**Task objective:** Everything from the line with "Write a web" through the line with "spent on activity", inclusive, should be repeated exactly, except the pictures.
==*==
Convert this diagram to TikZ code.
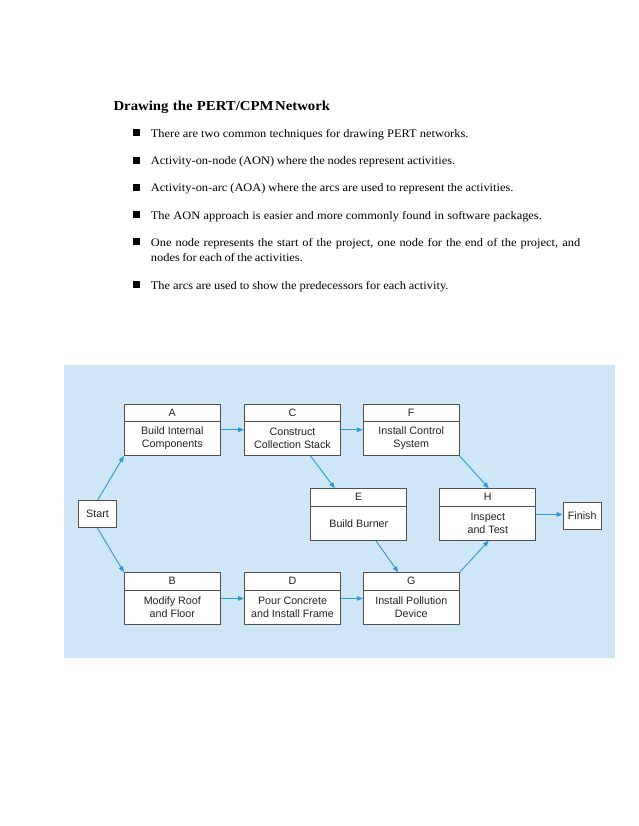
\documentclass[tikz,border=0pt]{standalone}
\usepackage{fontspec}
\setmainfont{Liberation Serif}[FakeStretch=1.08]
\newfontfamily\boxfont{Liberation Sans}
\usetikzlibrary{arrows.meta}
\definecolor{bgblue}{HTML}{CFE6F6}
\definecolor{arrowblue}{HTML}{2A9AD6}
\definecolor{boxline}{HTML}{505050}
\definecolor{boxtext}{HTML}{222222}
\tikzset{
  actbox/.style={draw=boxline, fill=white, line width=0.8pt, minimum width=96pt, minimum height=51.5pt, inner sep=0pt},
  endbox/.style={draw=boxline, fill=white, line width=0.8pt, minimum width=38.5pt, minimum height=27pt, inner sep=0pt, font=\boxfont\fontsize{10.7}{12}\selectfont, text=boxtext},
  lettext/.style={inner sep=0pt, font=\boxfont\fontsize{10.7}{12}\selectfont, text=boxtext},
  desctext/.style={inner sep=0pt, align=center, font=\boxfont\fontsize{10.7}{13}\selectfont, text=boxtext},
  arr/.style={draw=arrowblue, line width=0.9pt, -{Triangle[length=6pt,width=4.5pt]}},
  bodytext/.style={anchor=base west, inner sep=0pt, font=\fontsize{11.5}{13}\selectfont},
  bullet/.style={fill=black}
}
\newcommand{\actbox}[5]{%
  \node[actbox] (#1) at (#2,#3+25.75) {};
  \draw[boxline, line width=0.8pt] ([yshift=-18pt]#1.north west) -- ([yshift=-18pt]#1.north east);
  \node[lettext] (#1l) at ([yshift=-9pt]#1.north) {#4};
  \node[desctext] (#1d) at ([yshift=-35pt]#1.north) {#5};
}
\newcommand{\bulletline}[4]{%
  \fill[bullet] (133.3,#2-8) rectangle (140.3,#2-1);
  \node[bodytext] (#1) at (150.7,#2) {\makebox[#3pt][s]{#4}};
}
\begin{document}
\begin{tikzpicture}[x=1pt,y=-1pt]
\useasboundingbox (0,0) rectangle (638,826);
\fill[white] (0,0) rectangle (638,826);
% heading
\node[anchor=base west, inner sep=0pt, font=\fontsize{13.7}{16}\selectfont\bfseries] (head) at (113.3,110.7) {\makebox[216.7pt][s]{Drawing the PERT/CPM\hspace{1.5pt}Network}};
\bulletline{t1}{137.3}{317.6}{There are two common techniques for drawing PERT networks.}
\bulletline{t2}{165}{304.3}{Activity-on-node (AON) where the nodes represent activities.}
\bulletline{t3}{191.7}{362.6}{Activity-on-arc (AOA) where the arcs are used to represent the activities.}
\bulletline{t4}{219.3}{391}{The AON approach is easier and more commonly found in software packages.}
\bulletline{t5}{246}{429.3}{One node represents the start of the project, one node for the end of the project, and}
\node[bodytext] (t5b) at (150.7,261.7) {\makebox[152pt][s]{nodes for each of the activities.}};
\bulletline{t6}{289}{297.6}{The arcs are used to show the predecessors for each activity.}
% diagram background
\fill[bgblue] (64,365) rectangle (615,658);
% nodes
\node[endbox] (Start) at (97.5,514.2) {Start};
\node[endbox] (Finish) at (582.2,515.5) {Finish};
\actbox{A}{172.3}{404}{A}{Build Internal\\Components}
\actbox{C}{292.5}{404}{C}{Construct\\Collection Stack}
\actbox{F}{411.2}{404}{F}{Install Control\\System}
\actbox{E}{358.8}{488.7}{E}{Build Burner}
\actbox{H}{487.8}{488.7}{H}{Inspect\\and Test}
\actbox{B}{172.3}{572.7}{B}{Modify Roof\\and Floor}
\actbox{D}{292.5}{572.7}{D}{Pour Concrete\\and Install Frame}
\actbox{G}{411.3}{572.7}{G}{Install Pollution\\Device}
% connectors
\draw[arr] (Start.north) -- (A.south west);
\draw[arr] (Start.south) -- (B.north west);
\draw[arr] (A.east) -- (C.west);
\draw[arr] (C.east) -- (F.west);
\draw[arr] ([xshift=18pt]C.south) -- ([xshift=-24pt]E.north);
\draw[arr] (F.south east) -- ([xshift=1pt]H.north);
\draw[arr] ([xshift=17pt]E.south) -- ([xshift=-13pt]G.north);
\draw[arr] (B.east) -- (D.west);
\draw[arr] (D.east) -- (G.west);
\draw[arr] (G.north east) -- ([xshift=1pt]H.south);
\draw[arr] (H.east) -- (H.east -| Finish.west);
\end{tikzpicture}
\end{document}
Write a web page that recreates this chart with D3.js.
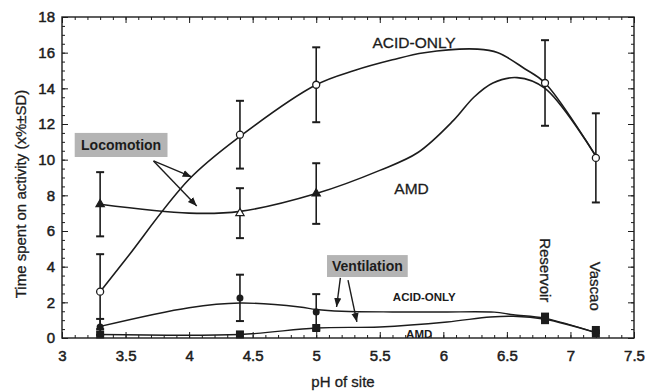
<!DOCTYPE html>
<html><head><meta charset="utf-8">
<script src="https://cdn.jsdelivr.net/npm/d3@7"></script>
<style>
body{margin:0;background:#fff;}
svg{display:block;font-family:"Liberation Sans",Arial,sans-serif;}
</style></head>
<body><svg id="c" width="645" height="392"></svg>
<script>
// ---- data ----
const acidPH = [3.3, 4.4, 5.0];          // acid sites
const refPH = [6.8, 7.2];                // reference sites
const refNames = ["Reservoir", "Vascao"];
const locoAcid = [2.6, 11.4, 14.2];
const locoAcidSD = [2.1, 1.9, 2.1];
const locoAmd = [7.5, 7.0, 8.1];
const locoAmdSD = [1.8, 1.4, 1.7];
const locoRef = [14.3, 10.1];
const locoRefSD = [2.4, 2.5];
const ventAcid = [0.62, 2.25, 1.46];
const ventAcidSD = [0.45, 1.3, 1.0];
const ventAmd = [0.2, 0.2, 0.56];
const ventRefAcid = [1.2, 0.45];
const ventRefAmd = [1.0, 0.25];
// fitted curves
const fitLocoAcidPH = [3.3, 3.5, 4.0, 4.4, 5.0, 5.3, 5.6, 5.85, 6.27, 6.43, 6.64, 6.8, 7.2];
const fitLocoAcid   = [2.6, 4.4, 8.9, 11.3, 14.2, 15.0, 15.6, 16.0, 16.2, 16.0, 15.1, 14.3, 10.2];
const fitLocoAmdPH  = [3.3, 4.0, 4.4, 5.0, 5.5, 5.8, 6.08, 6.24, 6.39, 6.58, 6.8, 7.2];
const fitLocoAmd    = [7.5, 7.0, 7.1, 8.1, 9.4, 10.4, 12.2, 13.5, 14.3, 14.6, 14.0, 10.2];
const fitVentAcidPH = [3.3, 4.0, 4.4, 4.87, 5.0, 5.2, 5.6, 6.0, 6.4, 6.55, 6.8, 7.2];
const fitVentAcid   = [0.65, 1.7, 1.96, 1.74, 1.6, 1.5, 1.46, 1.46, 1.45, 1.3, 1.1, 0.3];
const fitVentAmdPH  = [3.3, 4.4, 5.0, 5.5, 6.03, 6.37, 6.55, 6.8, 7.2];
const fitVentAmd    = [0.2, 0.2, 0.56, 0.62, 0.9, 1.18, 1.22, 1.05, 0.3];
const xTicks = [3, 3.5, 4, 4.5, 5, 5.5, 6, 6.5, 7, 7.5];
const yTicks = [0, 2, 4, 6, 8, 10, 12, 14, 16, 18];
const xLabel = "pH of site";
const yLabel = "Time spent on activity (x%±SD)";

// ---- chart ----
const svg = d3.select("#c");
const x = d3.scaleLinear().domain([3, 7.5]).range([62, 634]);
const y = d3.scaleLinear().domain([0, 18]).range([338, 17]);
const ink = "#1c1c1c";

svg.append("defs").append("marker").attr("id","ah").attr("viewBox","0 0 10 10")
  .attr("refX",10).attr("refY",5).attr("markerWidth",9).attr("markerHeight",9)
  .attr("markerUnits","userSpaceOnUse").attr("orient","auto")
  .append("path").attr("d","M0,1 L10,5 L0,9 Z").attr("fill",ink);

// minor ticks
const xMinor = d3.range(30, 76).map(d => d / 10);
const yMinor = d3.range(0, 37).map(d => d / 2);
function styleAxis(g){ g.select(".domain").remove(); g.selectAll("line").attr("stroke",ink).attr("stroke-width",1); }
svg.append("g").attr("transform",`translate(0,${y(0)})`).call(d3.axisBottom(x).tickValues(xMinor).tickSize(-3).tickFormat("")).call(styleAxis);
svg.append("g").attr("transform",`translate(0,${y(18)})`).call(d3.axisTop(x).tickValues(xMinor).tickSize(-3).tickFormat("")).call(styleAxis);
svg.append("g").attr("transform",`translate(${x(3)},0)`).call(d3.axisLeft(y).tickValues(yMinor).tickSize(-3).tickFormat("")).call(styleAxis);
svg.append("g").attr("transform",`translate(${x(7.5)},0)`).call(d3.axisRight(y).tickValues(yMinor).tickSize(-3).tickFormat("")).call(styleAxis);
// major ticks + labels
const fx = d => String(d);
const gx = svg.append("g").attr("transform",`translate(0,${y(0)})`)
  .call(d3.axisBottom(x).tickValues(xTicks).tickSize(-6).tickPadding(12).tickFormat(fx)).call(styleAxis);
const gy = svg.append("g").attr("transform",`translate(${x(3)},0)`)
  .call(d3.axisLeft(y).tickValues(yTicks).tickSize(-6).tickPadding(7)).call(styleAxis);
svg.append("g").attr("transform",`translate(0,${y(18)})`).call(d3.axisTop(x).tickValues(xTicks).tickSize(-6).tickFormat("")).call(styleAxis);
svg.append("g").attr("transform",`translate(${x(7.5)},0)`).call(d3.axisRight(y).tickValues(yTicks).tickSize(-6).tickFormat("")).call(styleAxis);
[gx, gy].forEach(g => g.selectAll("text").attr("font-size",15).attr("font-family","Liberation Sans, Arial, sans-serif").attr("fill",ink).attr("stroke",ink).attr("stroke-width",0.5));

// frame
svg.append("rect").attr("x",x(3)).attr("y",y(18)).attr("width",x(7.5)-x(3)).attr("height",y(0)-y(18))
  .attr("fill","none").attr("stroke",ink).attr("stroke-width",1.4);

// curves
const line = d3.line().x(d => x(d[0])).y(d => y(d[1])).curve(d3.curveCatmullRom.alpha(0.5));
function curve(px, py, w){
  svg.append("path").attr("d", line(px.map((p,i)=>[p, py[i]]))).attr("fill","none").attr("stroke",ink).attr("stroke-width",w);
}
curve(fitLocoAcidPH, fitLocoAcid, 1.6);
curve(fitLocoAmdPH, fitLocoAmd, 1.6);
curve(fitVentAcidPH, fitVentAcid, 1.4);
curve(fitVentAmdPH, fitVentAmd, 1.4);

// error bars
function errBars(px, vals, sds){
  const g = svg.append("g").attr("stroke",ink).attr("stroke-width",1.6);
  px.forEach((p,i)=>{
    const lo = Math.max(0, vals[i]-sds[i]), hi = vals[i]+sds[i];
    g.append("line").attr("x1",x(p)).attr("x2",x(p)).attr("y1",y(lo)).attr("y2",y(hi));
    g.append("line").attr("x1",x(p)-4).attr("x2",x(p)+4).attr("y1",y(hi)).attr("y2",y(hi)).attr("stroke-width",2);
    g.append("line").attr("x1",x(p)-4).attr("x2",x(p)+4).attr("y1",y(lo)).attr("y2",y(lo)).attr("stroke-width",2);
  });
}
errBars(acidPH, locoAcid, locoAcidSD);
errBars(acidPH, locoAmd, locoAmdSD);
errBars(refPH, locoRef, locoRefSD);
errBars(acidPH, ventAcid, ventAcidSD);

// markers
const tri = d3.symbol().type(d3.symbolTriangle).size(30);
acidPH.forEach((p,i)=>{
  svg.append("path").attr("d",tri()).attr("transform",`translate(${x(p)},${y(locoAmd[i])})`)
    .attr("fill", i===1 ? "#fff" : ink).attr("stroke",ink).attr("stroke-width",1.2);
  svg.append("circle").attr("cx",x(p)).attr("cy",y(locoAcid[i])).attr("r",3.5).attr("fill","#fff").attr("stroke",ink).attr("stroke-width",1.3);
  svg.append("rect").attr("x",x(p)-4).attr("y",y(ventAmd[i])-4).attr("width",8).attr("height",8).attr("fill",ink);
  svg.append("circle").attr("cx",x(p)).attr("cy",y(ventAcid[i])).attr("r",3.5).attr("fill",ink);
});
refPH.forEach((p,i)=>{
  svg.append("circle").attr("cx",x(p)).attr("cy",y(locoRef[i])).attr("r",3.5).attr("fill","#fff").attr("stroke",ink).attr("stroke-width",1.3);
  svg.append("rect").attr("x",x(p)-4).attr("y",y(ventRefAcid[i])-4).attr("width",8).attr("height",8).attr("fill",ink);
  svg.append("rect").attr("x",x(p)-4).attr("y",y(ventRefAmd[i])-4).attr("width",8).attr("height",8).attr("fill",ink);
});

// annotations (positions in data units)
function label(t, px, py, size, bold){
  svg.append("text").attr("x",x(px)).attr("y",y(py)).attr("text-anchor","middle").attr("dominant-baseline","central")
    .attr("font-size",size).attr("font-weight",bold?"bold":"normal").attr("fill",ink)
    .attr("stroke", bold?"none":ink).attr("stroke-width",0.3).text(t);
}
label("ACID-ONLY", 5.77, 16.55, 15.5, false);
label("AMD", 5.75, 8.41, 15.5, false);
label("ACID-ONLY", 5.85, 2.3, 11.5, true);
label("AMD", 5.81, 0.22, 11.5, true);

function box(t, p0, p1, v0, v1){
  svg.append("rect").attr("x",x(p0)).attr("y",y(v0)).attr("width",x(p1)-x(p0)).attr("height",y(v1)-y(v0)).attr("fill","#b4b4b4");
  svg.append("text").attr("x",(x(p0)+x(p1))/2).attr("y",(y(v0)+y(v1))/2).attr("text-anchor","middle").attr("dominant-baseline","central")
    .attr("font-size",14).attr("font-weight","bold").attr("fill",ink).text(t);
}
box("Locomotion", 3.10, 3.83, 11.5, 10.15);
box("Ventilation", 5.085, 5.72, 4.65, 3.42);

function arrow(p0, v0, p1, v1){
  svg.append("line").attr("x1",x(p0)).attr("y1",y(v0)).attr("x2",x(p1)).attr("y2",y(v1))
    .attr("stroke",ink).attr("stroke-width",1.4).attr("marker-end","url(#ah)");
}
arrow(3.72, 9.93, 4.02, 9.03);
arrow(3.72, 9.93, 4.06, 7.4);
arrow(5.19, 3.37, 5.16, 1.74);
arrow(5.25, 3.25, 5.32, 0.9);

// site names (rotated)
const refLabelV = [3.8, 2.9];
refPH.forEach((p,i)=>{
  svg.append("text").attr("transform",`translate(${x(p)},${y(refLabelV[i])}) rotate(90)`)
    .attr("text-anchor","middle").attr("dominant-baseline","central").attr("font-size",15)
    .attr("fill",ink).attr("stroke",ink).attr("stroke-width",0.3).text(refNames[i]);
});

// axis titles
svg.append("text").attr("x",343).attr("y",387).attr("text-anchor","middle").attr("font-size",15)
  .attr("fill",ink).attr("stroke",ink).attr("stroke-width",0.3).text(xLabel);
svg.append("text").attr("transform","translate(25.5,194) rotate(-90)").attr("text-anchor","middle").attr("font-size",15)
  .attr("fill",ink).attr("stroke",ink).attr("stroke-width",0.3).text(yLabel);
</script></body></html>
==*==
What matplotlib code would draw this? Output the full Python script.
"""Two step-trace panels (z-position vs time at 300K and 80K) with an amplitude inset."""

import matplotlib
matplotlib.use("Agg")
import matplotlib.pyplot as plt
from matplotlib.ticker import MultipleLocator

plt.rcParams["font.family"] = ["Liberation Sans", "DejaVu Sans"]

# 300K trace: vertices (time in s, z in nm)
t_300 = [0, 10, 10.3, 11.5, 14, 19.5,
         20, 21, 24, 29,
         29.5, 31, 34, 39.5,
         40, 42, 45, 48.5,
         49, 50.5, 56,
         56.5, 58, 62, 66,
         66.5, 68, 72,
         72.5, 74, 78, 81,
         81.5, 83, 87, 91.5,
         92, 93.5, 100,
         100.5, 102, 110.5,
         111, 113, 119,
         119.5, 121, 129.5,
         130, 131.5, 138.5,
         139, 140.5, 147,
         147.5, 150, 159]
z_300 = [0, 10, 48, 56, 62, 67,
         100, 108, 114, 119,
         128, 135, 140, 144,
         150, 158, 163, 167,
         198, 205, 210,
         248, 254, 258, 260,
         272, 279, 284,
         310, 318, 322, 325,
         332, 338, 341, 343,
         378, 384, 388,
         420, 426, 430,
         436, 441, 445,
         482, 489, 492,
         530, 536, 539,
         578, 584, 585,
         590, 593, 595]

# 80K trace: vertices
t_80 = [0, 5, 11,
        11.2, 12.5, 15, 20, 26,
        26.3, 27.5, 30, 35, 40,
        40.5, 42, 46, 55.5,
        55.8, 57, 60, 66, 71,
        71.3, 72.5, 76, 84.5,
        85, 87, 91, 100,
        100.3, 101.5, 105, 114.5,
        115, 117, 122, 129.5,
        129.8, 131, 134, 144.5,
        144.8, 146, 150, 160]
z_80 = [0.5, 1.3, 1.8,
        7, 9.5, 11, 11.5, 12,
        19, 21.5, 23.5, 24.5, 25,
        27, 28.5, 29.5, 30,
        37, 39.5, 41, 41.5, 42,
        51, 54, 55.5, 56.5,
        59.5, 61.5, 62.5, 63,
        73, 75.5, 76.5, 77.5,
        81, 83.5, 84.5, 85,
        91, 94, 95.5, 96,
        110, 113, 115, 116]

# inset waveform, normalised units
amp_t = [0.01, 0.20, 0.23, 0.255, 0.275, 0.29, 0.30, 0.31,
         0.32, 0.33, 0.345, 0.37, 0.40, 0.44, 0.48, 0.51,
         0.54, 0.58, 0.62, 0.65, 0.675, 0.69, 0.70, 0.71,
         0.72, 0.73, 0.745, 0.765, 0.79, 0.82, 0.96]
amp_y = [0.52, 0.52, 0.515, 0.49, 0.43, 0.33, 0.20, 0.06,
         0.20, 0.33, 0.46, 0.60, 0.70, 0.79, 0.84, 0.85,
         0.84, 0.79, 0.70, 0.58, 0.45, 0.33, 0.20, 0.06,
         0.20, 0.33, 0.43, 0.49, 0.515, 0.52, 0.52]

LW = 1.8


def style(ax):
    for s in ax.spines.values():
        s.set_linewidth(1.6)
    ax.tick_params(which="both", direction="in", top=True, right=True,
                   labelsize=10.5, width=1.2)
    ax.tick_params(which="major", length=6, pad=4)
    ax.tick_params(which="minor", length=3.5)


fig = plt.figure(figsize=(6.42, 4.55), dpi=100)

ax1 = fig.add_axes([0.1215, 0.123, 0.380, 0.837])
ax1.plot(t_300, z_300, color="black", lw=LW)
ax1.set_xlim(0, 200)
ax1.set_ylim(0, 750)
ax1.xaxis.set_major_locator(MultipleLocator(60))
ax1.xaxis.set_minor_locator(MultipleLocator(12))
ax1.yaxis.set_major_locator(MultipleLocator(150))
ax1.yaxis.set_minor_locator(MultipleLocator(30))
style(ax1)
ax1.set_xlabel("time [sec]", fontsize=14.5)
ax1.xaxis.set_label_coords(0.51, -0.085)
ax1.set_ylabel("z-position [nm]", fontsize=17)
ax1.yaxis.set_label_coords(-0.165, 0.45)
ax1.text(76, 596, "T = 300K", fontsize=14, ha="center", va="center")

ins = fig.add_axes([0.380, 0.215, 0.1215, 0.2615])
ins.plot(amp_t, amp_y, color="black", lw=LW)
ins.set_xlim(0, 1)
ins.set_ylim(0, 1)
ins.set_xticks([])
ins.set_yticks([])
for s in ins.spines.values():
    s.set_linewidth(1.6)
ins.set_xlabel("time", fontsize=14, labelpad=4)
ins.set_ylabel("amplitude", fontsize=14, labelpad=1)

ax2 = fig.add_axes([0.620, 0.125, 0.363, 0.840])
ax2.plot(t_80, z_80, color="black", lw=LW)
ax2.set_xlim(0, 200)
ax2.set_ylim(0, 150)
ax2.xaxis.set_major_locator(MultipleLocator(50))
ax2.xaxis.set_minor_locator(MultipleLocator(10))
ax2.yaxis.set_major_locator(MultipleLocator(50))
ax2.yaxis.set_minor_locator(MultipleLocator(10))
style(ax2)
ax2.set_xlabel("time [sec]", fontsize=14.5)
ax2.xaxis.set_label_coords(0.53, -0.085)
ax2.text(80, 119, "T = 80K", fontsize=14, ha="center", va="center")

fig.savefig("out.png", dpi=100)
==*==
**In response:**
Write a web page that recreates this chart with D3.js.
<!DOCTYPE html>
<html><head><meta charset="utf-8">
<script src="https://cdn.jsdelivr.net/npm/d3@7"></script>
<style>
body{margin:0;background:#fff;}
svg{display:block;font-family:"Liberation Sans",Arial,sans-serif;}
</style></head>
<body><svg id="c" width="645" height="392"></svg>
<script>
// ---- data ----
const acidPH = [3.3, 4.4, 5.0];          // acid sites
const refPH = [6.8, 7.2];                // reference sites
const refNames = ["Reservoir", "Vascao"];
const locoAcid = [2.6, 11.4, 14.2];
const locoAcidSD = [2.1, 1.9, 2.1];
const locoAmd = [7.5, 7.0, 8.1];
const locoAmdSD = [1.8, 1.4, 1.7];
const locoRef = [14.3, 10.1];
const locoRefSD = [2.4, 2.5];
const ventAcid = [0.62, 2.25, 1.46];
const ventAcidSD = [0.45, 1.3, 1.0];
const ventAmd = [0.2, 0.2, 0.56];
const ventRefAcid = [1.2, 0.45];
const ventRefAmd = [1.0, 0.25];
// fitted curves
const fitLocoAcidPH = [3.3, 3.5, 4.0, 4.4, 5.0, 5.3, 5.6, 5.85, 6.27, 6.43, 6.64, 6.8, 7.2];
const fitLocoAcid   = [2.6, 4.4, 8.9, 11.3, 14.2, 15.0, 15.6, 16.0, 16.2, 16.0, 15.1, 14.3, 10.2];
const fitLocoAmdPH  = [3.3, 4.0, 4.4, 5.0, 5.5, 5.8, 6.08, 6.24, 6.39, 6.58, 6.8, 7.2];
const fitLocoAmd    = [7.5, 7.0, 7.1, 8.1, 9.4, 10.4, 12.2, 13.5, 14.3, 14.6, 14.0, 10.2];
const fitVentAcidPH = [3.3, 4.0, 4.4, 4.87, 5.0, 5.2, 5.6, 6.0, 6.4, 6.55, 6.8, 7.2];
const fitVentAcid   = [0.65, 1.7, 1.96, 1.74, 1.6, 1.5, 1.46, 1.46, 1.45, 1.3, 1.1, 0.3];
const fitVentAmdPH  = [3.3, 4.4, 5.0, 5.5, 6.03, 6.37, 6.55, 6.8, 7.2];
const fitVentAmd    = [0.2, 0.2, 0.56, 0.62, 0.9, 1.18, 1.22, 1.05, 0.3];
const xTicks = [3, 3.5, 4, 4.5, 5, 5.5, 6, 6.5, 7, 7.5];
const yTicks = [0, 2, 4, 6, 8, 10, 12, 14, 16, 18];
const xLabel = "pH of site";
const yLabel = "Time spent on activity (x%±SD)";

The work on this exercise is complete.